The days of the plain filesystems like FAT32 and ext2 seem to have past. Newer operating systems are offering journal, 64-bit filesystems, with features like supporting terrabytes of filesizes or attaching attributed meta-data in them. Today we are interviewing (in a given set of questions) the main people behind IBM’s JFS, NameSys’ ReiserFS and SGI’s XFS. Read on about the status of their filesystems, their abilities and what they are aiming for the future.
Steve Best from IBM, for JFS
1. What is the current status of JFS for Linux? Is it 100% ready for a production level environment?
Steve Best: Yes, We did our 1.0.0 release which was production level ready on 6/28/01.
2. What are its biggest differences (good or bad) when compared to ReiserFS and XFS?
Steve Best: Feature wise Juan I. Santos Florido, did a very good article comparing the journaling file system being developed for Linux. The article is called “Journal File Systems” was published by the Linux Gazette on 7/2000.
Juan used some of the information for his article about JFS by viewing a white paper that Dave Kleikamp and I have wrote describing the layout structures that JFS uses.
3. What are the differences between the Linux version of JFS and the one found on OS/2?
Steve Best: The JFS for Linux is a port from OS/2 and has an OS/2 compatibility option. The OS/2 source was also used for the JFS2 just release on AIX 5L. There is a JFS1 on AIX and we didn’t use this source base, since the OS/2 source base was a new “ground-up” scalable design started in 1995. The design goals were to use the proven Journaling File System technology that we had developed for 10+ years in AIX and expand on that in the following areas: Performance, Robustness, and SMP support. Some of the team members for the original JFS designed/developed this File System. So this source base for JFS for Linux is now on the following other Operating Systems:
OS/2 Warp Server for e-business 4/99
OS/2 Warp Client (fixpack 10/00)
AIX 5L called JFS2 4/01
4. Has JFS made its way to be included as an option on the Linux kernel?
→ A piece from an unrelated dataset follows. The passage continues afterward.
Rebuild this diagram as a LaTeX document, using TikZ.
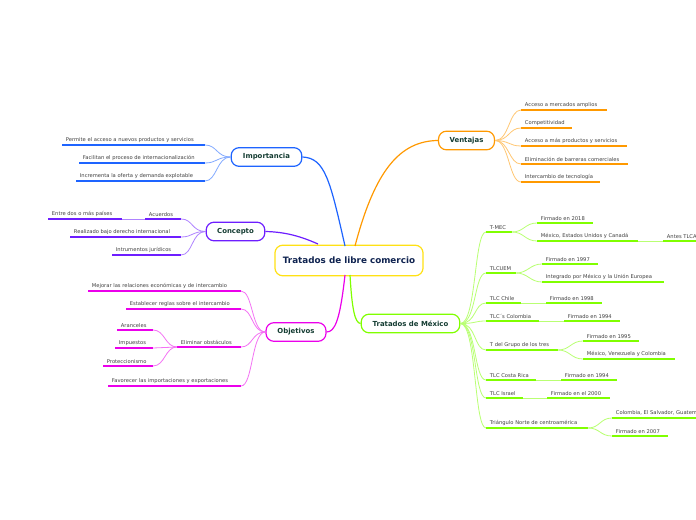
\documentclass[tikz,border=0pt]{standalone}
\usepackage{fontspec}
\setmainfont{DejaVu Sans}
\begin{document}
\begin{tikzpicture}[x=0.75pt,y=-0.75pt,
  lt/.style={font=\fontsize{3.9}{4.5}\selectfont, text=black!75, inner sep=0.5pt, anchor=south west},
  main/.style={draw=#1, line width=0.9pt, rounded corners=6pt, fill=white, font=\bfseries\fontsize{5.2}{6}\selectfont, text={rgb,255:red,20;green,60;blue,50}, minimum height=14pt, inner xsep=6pt},
  con/.style={draw=#1!55, line width=0.6pt},
  bcon/.style={draw=#1, line width=0.9pt}]
\definecolor{cor}{RGB}{255,153,0}
\definecolor{cbl}{RGB}{30,100,255}
\definecolor{cpu}{RGB}{110,30,255}
\definecolor{cmg}{RGB}{235,0,235}
\definecolor{cgr}{RGB}{128,255,0}
\definecolor{cye}{RGB}{255,225,20}
\useasboundingbox (0,0) rectangle (696,520);
\clip (0,0) rectangle (696,520);
\fill[white] (0,0) rectangle (696,520);
% leaf: name, x1, x2, y, text, color
\newcommand\leaf[6]{%
  \draw[line width=1.4pt,#6] (#2,#4) coordinate (#1-w) -- (#3,#4) coordinate (#1-e);
  \node[lt] (#1) at (#2+3,#4-1.5) {#5};}
% main nodes
\node[main=cye, minimum width=106pt, minimum height=23pt, font=\bfseries\fontsize{6.6}{8}\selectfont, text={rgb,255:red,15;green,35;blue,80}] (c) at (349,260.5) {Tratados de libre comercio};
\node[main=cor, minimum width=42pt] (ven) at (466.5,140.5) {Ventajas};
\node[main=cbl, minimum width=53pt] (imp) at (266.5,157) {Importancia};
\node[main=cpu, minimum width=44pt] (con) at (235.5,231.5) {Concepto};
\node[main=cmg, minimum width=45pt] (obj) at (296,332) {Objetivos};
\node[main=cgr, minimum width=74pt] (mex) at (410.5,323.5) {Tratados de México};
% main connectors
\draw[bcon=cor] (355,246) .. controls (375,170) and (400,141) .. (ven.west);
\draw[bcon=cbl] (345,246) .. controls (330,180) and (325,158) .. (imp.east);
\draw[bcon=cpu] (318,244) .. controls (300,236) and (285,232) .. (con.east);
\draw[bcon=cmg] (345,275) .. controls (340,320) and (335,332) .. (obj.east);
\draw[bcon=cgr] (350,275) .. controls (352,310) and (355,323) .. (mex.west);
% Ventajas
\leaf{v1}{521}{607}{110}{Acceso a mercados amplios}{cor}
\leaf{v2}{521}{572}{128}{Competitividad}{cor}
\leaf{v3}{521}{627}{146}{Acceso a más productos y servicios}{cor}
\leaf{v4}{521}{628}{164}{Eliminación de barreras comerciales}{cor}
\leaf{v5}{521}{600}{182}{Intercambio de tecnología}{cor}
\foreach \n in {v1,v2,v3,v4,v5}
  \draw[con=cor] (ven.east) .. controls +(14,0) and +(-12,0) .. (\n-w);
% Importancia
\leaf{i1}{62}{205}{145}{Permite el acceso a nuevos productos y servicios}{cbl}
\leaf{i2}{79}{205}{163}{Facilitan el proceso de internacionalización}{cbl}
\leaf{i3}{76}{205}{181}{Incrementa la oferta y demanda explotable}{cbl}
\foreach \n in {i1,i2,i3}
  \draw[con=cbl] (imp.west) .. controls +(-14,0) and +(12,0) .. (\n-e);
% Concepto
\leaf{k1}{145}{181}{219}{Acuerdos}{cpu}
\leaf{k11}{48}{122}{219}{Entre dos o más países}{cpu}
\draw[con=cpu] (k1-w) -- (k11-e);
\leaf{k2}{70}{181}{237}{Realizado bajo derecho internacional}{cpu}
\leaf{k3}{112}{181}{255}{Intrumentos jurídicos}{cpu}
\foreach \n in {k1,k2,k3}
  \draw[con=cpu] (con.west) .. controls +(-14,0) and +(12,0) .. (\n-e);
% Objetivos
\leaf{o1}{88}{241}{291}{Mejorar las relaciones económicas y de intercambio}{cmg}
\leaf{o2}{126}{241}{309}{Establecer reglas sobre el intercambio}{cmg}
\leaf{o3}{177}{241}{347}{Eliminar obstáculos}{cmg}
\leaf{o4}{108}{241}{386}{Favorecer las importaciones y exportaciones}{cmg}
\foreach \n in {o1,o2,o3,o4}
  \draw[con=cmg] (obj.west) .. controls +(-14,0) and +(12,0) .. (\n-e);
\leaf{o31}{117}{153}{330}{Aranceles}{cmg}
\leaf{o32}{115}{153}{348}{Impuestos}{cmg}
\leaf{o33}{103}{153}{366}{Proteccionismo}{cmg}
\foreach \n in {o31,o32,o33}
  \draw[con=cmg] (o3-w) .. controls +(-12,0) and +(12,0) .. (\n-e);
% Mexico
\leaf{m1}{486}{512}{232}{T-MEC}{cgr}
\leaf{m2}{486}{516}{273}{TLCUEM}{cgr}
\leaf{m3}{486}{521}{303}{TLC Chile}{cgr}
\leaf{m4}{486}{539}{321}{TLC´s Colombia}{cgr}
\leaf{m5}{486}{558}{350}{T del Grupo de los tres}{cgr}
\leaf{m6}{486}{536}{380}{TLC Costa Rica}{cgr}
\leaf{m7}{486}{523}{398}{TLC Israel}{cgr}
\leaf{m8}{486}{588}{428}{Triángulo Norte de centroamérica}{cgr}
\foreach \n in {m1,m2,m3,m4,m5,m6,m7,m8}
  \draw[con=cgr] (mex.east) .. controls +(16,0) and +(-12,0) .. (\n-w);
\leaf{m11}{537}{593}{223}{Firmado en 2018}{cgr}
\leaf{m12}{537}{638}{241}{México, Estados Unidos y Canadá}{cgr}
\leaf{m121}{663}{710}{241}{Antes TLCAN}{cgr}
\draw[con=cgr] (m12-e) -- (m121-w);
\leaf{m21}{542}{598}{264}{Firmado en 1997}{cgr}
\leaf{m22}{542}{664}{282}{Integrado por México y la Unión Europea}{cgr}
\leaf{m31}{546}{602}{303}{Firmado en 1998}{cgr}
\leaf{m41}{564}{620}{321}{Firmado en 1994}{cgr}
\leaf{m51}{583}{639}{341}{Firmado en 1995}{cgr}
\leaf{m52}{583}{675}{359}{México, Venezuela y Colombia}{cgr}
\leaf{m61}{561}{617}{380}{Firmado en 1994}{cgr}
\leaf{m71}{547}{610}{398}{Firmado en el 2000}{cgr}
\leaf{m81}{612}{730}{418}{Colombia, El Salvador, Guatemala y Honduras}{cgr}
\leaf{m82}{612}{668}{436}{Firmado en 2007}{cgr}
\foreach \p/\c in {m1/m11,m1/m12,m2/m21,m2/m22,m5/m51,m5/m52,m8/m81,m8/m82}
  \draw[con=cgr] (\p-e) .. controls +(12,0) and +(-12,0) .. (\c-w);
\foreach \p/\c in {m3/m31,m4/m41,m6/m61,m7/m71}
  \draw[con=cgr] (\p-e) -- (\c-w);
\end{tikzpicture}
\end{document}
Steve Best: Not yet, Our plan is to submit a patch for the 2.5 kernel tree when that opens up and then back port it to the 2.4.x series of the kernel. This plan might change if the 2.5 development tree for the kernel doesn’t open up soon. JFS is in the process of being included in several different Linux distributions right now and you will see it being shipped shortly in the next releases that come out in the September 2001 time frame. The ones I know about right now are Mandrake, SuSE, TurboLinux.
5. What is the fragmentation policy of JFS and how is it dealing with it?
Steve Best: JFS uses extents, so that reduces the fragmentation of the file system. We do have defragmentation utility that will do defragmentation on the file system.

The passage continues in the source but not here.